Figuring out how much money you may need in retirement income is an important factor in determining how much you need to save now. Assume you want to retire at age 67 and may live until your 93rd birthday.

(Read more: Boomers find second acts pursuing encore careers)

Fidelity took a look at how much 401(k) investors at various ages would need to save for every $1,000 they'll need to generate in retirement income to make their money last, assuming a 5.5 percent annual return and not taking taxes into account. Here's what Fidelity's analysis showed:

  • A 25-year-old just starting to save would only need put away about $160 each month to generate $1,000 in monthly retirement income.
  • Start saving at age 35 and you'll need to contribute almost $270 a month to generate the same income.
  • For every $1,000 in monthly income, a 45-year-old just beginning to save for retirement would have to put away nearly $500 every month.
  • A 55-year-old just starting to build a nest egg would have to make monthly contributions of $1,154 for every $1,000 in monthly retirement income—that's double the amount of a 45-year-old and more than seven times the sum that a 25-year-old would need to stash away.

"The rule of thumb is that you should save anywhere from 10 to 15 percent of your income towards retirement," said Beth McHugh, vice president of market insights at Fidelity. Yet, most workers are only putting away 6 to 7 percent of the annual income into a 401(k) or workplace retirement plan, the firm has found. Some who have delayed retirement savings may have to put away 20 to 25 percent of their income.

Smaller increases can also help. "Even incremental changes—a 1 percent change today—can make a big difference and create hundreds of dollars in potential income in retirement," McHugh said.

(Read more: Retirement alchemy: Less becomes more)

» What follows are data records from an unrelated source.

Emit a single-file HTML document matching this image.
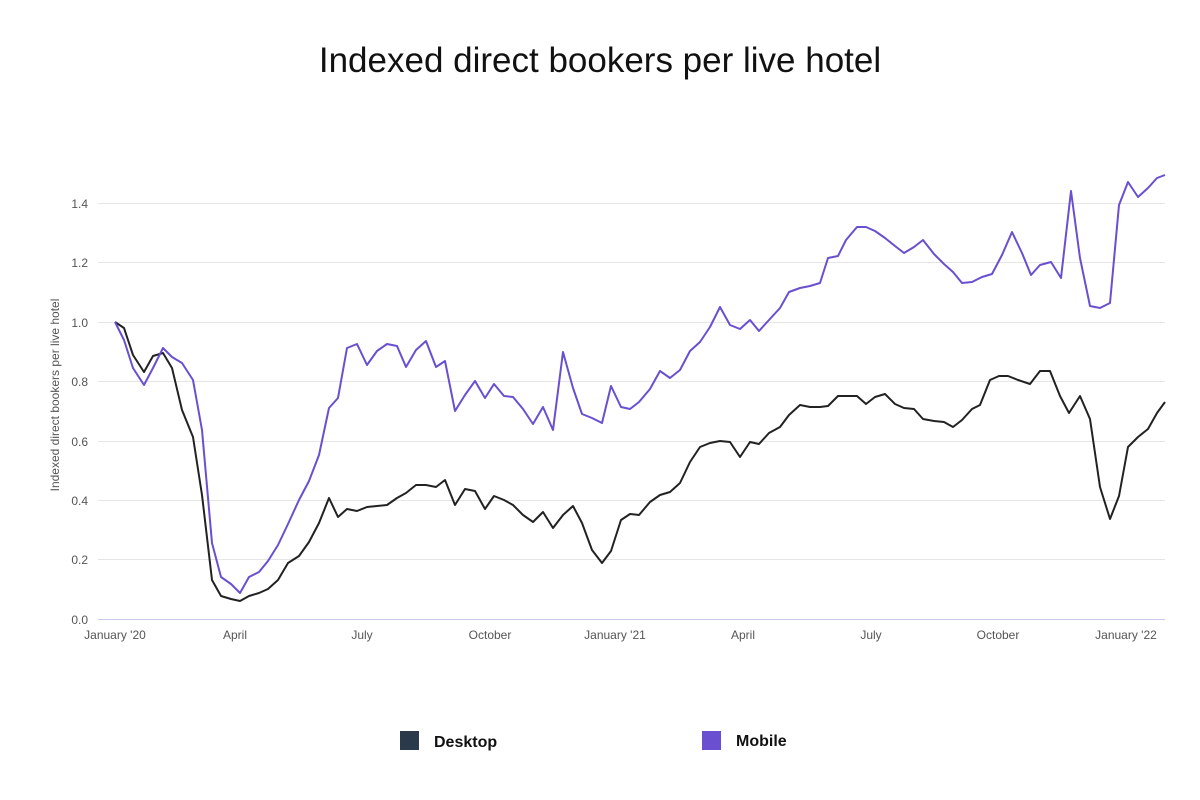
<!DOCTYPE html>
<html><head><meta charset="utf-8"><style>
html,body{margin:0;padding:0;background:#fff;}
svg{display:block;font-family:"Liberation Sans",sans-serif;}
</style></head><body>
<svg width="1200" height="800" viewBox="0 0 1200 800">
<text x="600" y="72" text-anchor="middle" font-size="35" fill="#111">Indexed direct bookers per live hotel</text>
<g stroke="#e6e6e6" stroke-width="1">
<line x1="98" y1="203.5" x2="1165" y2="203.5"/>
<line x1="98" y1="262.5" x2="1165" y2="262.5"/>
<line x1="98" y1="322.5" x2="1165" y2="322.5"/>
<line x1="98" y1="381.5" x2="1165" y2="381.5"/>
<line x1="98" y1="441.5" x2="1165" y2="441.5"/>
<line x1="98" y1="500.5" x2="1165" y2="500.5"/>
<line x1="98" y1="559.5" x2="1165" y2="559.5"/>
</g>
<line x1="98" y1="619.5" x2="1165" y2="619.5" stroke="#c5cbe8" stroke-width="1"/>
<g font-size="12" fill="#555" text-anchor="end">
<text x="88" y="208">1.4</text><text x="88" y="267">1.2</text><text x="88" y="327">1.0</text>
<text x="88" y="386">0.8</text><text x="88" y="446">0.6</text><text x="88" y="505">0.4</text>
<text x="88" y="564">0.2</text><text x="88" y="624">0.0</text>
</g>
<g font-size="12" fill="#555" text-anchor="middle">
<text x="115" y="639">January '20</text><text x="235" y="639">April</text><text x="362" y="639">July</text>
<text x="490" y="639">October</text><text x="615" y="639">January '21</text><text x="743" y="639">April</text>
<text x="871" y="639">July</text><text x="998" y="639">October</text><text x="1126" y="639">January '22</text>
</g>
<text transform="translate(59,395) rotate(-90)" text-anchor="middle" font-size="12" fill="#555">Indexed direct bookers per live hotel</text>
<polyline fill="none" stroke="#222" stroke-width="2" stroke-linejoin="round" points="115,322 124,328 133,355 144,372 153,356 163,353 172,368 182,410 193,437 202,495 212,580 221,596 231,599 240,601 249,596 259,593 268,589 278,580 288,563 299,556 309,542 319,523 329,498 338,517 347,509 357,511 367,507 377,506 387,505 397,498 406,493 416,485 426,485 436,487 445,480 455,505 465,489 475,491 485,509 494,496 504,500 513,505 523,515 533,522 543,512 553,528 563,515 573,506 582,523 592,550 602,563 611,551 621,520 630,514 639,515 650,502 660,495 670,492 680,483 690,462 700,447 710,443 720,441 730,442 740,457 750,442 759,444 769,433 780,427 789,415 800,405 810,407 820,407 828,406 838,396 846,396 857,396 866,404 875,397 885,394 895,404 904,408 914,409 923,419 934,421 944,422 953,427 962,420 972,409 980,405 990,380 999,376 1008,376 1018,380 1030,384 1040,371 1050,371 1060,396 1069,413 1080,396 1090,419 1100,487 1110,519 1119,496 1128,447 1138,437 1148,429 1157,413 1165,402"/>
<polyline fill="none" stroke="#6a4fd0" stroke-width="2" stroke-linejoin="round" points="115,322 124,340 133,368 144,385 153,368 163,348 172,357 182,363 193,380 202,430 212,543 221,577 231,584 240,593 249,577 259,572 268,561 278,545 288,524 299,500 309,481 319,455 329,408 338,398 347,348 357,344 367,365 377,351 387,344 397,346 406,367 416,350 426,341 436,367 445,361 455,411 465,395 475,381 485,398 494,384 504,396 513,397 523,409 533,424 543,407 553,430 563,352 573,388 582,414 592,418 602,423 611,386 621,407 630,409 639,402 650,389 660,371 670,378 680,370 690,351 700,342 710,327 720,307 730,325 740,329 750,320 759,331 769,320 780,308 789,292 800,288 810,286 820,283 828,258 838,256 846,240 857,227 866,227 875,231 885,238 895,246 904,253 914,247 923,240 934,254 944,264 953,272 962,283 972,282 982,277 992,274 1002,255 1012,232 1022,253 1031,275 1040,265 1051,262 1061,278 1071,191 1080,258 1090,306 1100,308 1110,303 1119,205 1128,182 1138,197 1148,188 1157,178 1165,175"/>
<rect x="400" y="731" width="19" height="19" fill="#2b3a4a"/>
<text x="434" y="747" font-size="16" font-weight="bold" fill="#111">Desktop</text>
<rect x="702" y="731" width="19" height="19" fill="#6a4fd0"/>
<text x="736" y="746" font-size="16" font-weight="bold" fill="#111">Mobile</text>
</svg>
</body></html>
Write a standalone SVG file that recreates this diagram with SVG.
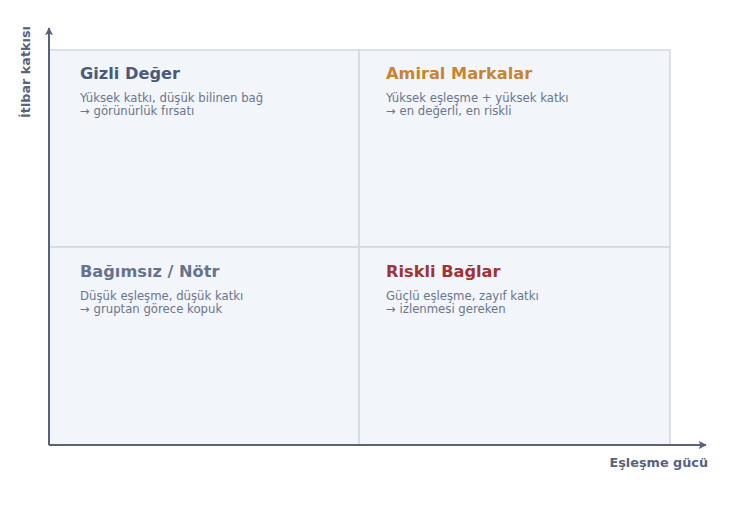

Mike Alfred, CEO and co-founder of Brightscope, a company that analyzes and rates 401(k) plans, agrees that the amount of savings is the most important factor when it comes to retirement savings.

"Most people aren't saving enough money. In the absence of saving an adequate amount there is no other magic bullet," he said. "You can choose the best investments in the world but if your only putting $500 a year into your IRA or your 401(k) plan you're just not going to get there."